Sorry all for making such a long and boring post! But there are a few questions I'd like to know more about?

Admiral wrote:Is that correct? Is the vanilla you speak of actually inherent in the american oak? I thought the vanilla associated with american oak was more because the oak had previously been used to mature bourbon, and it is from the bourbon maturation that the american oak subsequently imparts vanilla notes to the second fill.


Cheers,
Admiral

Hi Admiral!
It is indeed correct! The technical term for vanilla aromas is "vanillin", and it's the wood that imprints the bourbon with vanilla aroma - not the other way around. The american oak (Freedom Oak - sorry, couldn't resist hehe) has a considerable stronger vanilla character than its (in particular) french counterpart. That is also what makes it so suitable for scottish single malt purpose. The french oak is too dry but I suppose the Laphoaig Forty (uses Limousine oak) has matured for so long that the limited sweetness available in the wood will be extracted and put to good use with the mellow whisky. The "dry" character of european oak is well illustrated by the fact that the fashion of "finishes" are just that - finishes! The whisky probably wouldn't be very enjoyable if matured in fresh european oak barrels only because of a lack of sweetness.

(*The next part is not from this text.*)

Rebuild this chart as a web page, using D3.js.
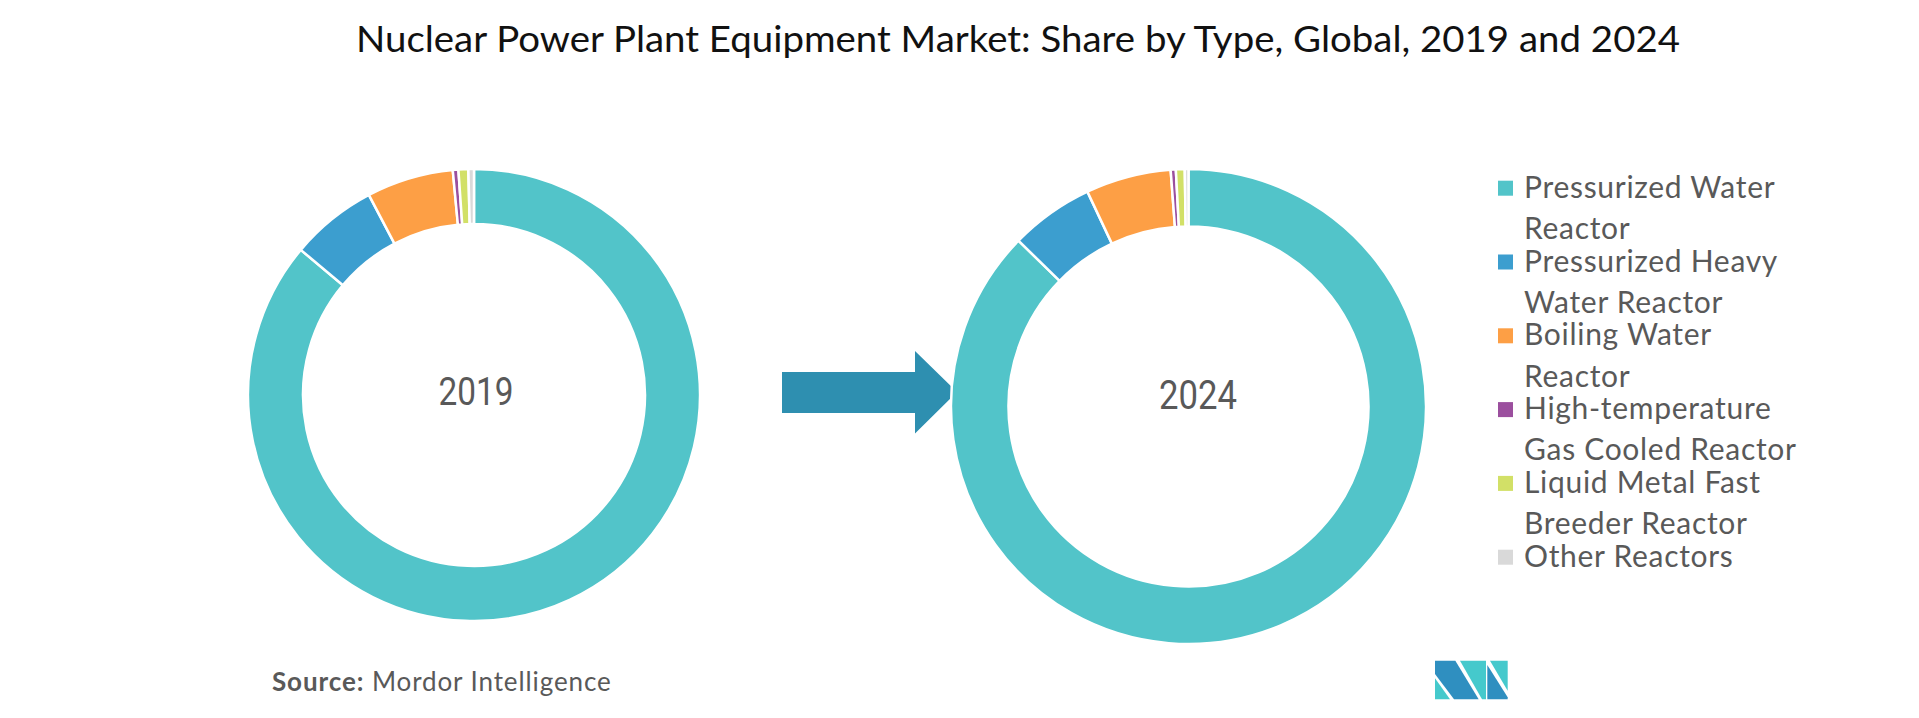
<!DOCTYPE html>
<html>
<head>
<meta charset="utf-8">
<script src="https://cdn.jsdelivr.net/npm/d3@7"></script>
<style>
  html, body { margin: 0; padding: 0; background: #fff; }
  svg { display: block; }
</style>
</head>
<body>
<svg id="chart" width="1919" height="718"></svg>
<script>
// ---- Data ----
const title = "Nuclear Power Plant Equipment Market: Share by Type, Global, 2019 and 2024";
const categories = [
  "Pressurized Water Reactor",
  "Pressurized Heavy Water Reactor",
  "Boiling Water Reactor",
  "High-temperature Gas Cooled Reactor",
  "Liquid Metal Fast Breeder Reactor",
  "Other Reactors"
];
const colors = ["#52c4c9", "#3c9ecf", "#fd9f45", "#9b4f9e", "#d2e067", "#d9d9d9"];
const years = ["2019", "2024"];
const shares2019 = [86.1, 6.2, 6.2, 0.4, 0.7, 0.4];
const shares2024 = [87.3, 5.7, 5.8, 0.35, 0.6, 0.25];
const sourceLabel = "Source:";
const sourceText = " Mordor Intelligence";

// ---- Drawing ----
const svg = d3.select("#chart");

svg.append("text")
  .attr("x", 356).attr("y", 51.5)
  .attr("font-family", "Lato, 'Open Sans', sans-serif")
  .attr("font-size", 37)
  .attr("fill", "#111")
  .attr("textLength", 1324)
  .attr("lengthAdjust", "spacingAndGlyphs")
  .text(title);

const pie = d3.pie().sort(null).value(d => d);

const donuts = [
  { year: years[0], values: shares2019, cx: 474, cy: 395, outer: 226, inner: 171, lx: 476, ly: 405, fs: 38, tl: 75 },
  { year: years[1], values: shares2024, cx: 1188.5, cy: 406.5, outer: 237.5, inner: 180, lx: 1198, ly: 408.5, fs: 40, tl: 78 }
];

// Arrow (drawn before donuts so the 2024 donut overlaps its tip)
const arrowPts = [[782, 372], [915, 372], [915, 351], [957, 392], [915, 433.5], [915, 413], [782, 413]];
svg.append("path")
  .attr("d", d3.line()(arrowPts) + "Z")
  .attr("fill", "#2e8fb0");

donuts.forEach(dn => {
  const arc = d3.arc().innerRadius(dn.inner).outerRadius(dn.outer);
  const g = svg.append("g").attr("transform", `translate(${dn.cx},${dn.cy})`);
  g.selectAll("path")
    .data(pie(dn.values))
    .join("path")
    .attr("d", arc)
    .attr("fill", (d, i) => colors[i])
    .attr("stroke", "#fff")
    .attr("stroke-width", 2.5)
    .attr("stroke-linejoin", "miter");
  svg.append("text")
    .attr("x", dn.lx).attr("y", dn.ly)
    .attr("text-anchor", "middle")
    .attr("font-family", "Roboto, 'Liberation Sans', sans-serif")
    .attr("font-size", dn.fs)
    .attr("fill", "#595959")
    .attr("textLength", dn.tl)
    .attr("lengthAdjust", "spacingAndGlyphs")
    .text(dn.year);
});

// Legend
function wrap(label, maxChars) {
  const words = label.split(" ");
  const lines = [];
  let cur = "";
  words.forEach(w => {
    const cand = cur ? cur + " " + w : w;
    if (cand.length > maxChars && cur) { lines.push(cur); cur = w; }
    else cur = cand;
  });
  if (cur) lines.push(cur);
  return lines;
}
const legendY = d3.scaleLinear().domain([0, categories.length - 1]).range([197.7, 566.7]);
const legend = svg.append("g");
categories.forEach((c, i) => {
  const by = legendY(i);
  legend.append("rect")
    .attr("x", 1498).attr("y", by - 17)
    .attr("width", 15).attr("height", 15)
    .attr("fill", colors[i]);
  const t = legend.append("text")
    .attr("x", 1524).attr("y", by)
    .attr("font-family", "Lato, 'Open Sans', sans-serif")
    .attr("font-size", 30)
    .attr("letter-spacing", 0.7)
    .attr("fill", "#595959");
  wrap(c, 18).forEach((line, k) => {
    t.append("tspan").attr("x", 1524).attr("y", by + k * 41.3).text(line);
  });
});

// Source
const src = svg.append("text")
  .attr("x", 272).attr("y", 691)
  .attr("font-family", "Lato, 'Open Sans', sans-serif")
  .attr("font-size", 26)
  .attr("letter-spacing", 0.9)
  .attr("fill", "#595959");
src.append("tspan").attr("font-weight", "bold").text(sourceLabel);
src.append("tspan").text(sourceText);

// Logo
const lx = zx => 1380 + zx / 3, ly = zy => 640 + zy / 3;
const logoShapes = [
  { pts: [[165, 115], [165, 178], [210, 178]], c: "#45c9cc" },
  { pts: [[165, 62], [226, 62], [296, 178], [222, 178], [165, 102]], c: "#2f8fc0" },
  { pts: [[240, 62], [318, 62], [318, 178], [306, 178]], c: "#45c9cc" },
  { pts: [[330, 62], [383, 62], [383, 152]], c: "#45c9cc" },
  { pts: [[322, 75], [383, 172], [383, 178], [322, 178]], c: "#2f8fc0" }
];
logoShapes.forEach(s => {
  svg.append("path")
    .attr("d", d3.line()(s.pts.map(p => [lx(p[0]), ly(p[1])])) + "Z")
    .attr("fill", s.c);
});
</script>
</body>
</html>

So what about the ex sherry butts. Now, that's the point where I'm getting confused myself! I read somewhere that contrary to popular belief it isn't the sherry residuals but the wood that leaves the imprint on "sherry whisky". Fine, but does that mean there's a marked difference in the quality between the french and the spanish oak? And if the "bourbon example" is anything to go by - wouldn't it be logical to asume that the sherry wine as does bourbon - draws out the strongest flavours in the wood. So, when you use the solera system (barrels stuck on top of eachother for years - constantly refilled with parts of new wine) wouldn't it be logical to say that there isn't any flavour left worth mentioning because when the cask isn't good enough for sherry it's then sold off to the whisky producers. Hm, despite what I've been reading I'm inclined to believe that it must be "sherry saturated" wood that makes a sherry whisky?

Secondly, there are two ways of making an oak cask/barrel and it might even have an effect on how we judge the colour of our whisky! In order to bend the oak staves into the barrel form you can either steam the wood or use charring. The latter is the prefered method, but also the most expencive way of doing it. It must nessecarily have an effect on the colour of the bourbon - but does it affect the whisky? I don't know, but I wonder if whiskies like the Ardbeg 10's lovely pale white wine colour is a direct result of steamed barrels? Or does the bourbon absorb all of the colour?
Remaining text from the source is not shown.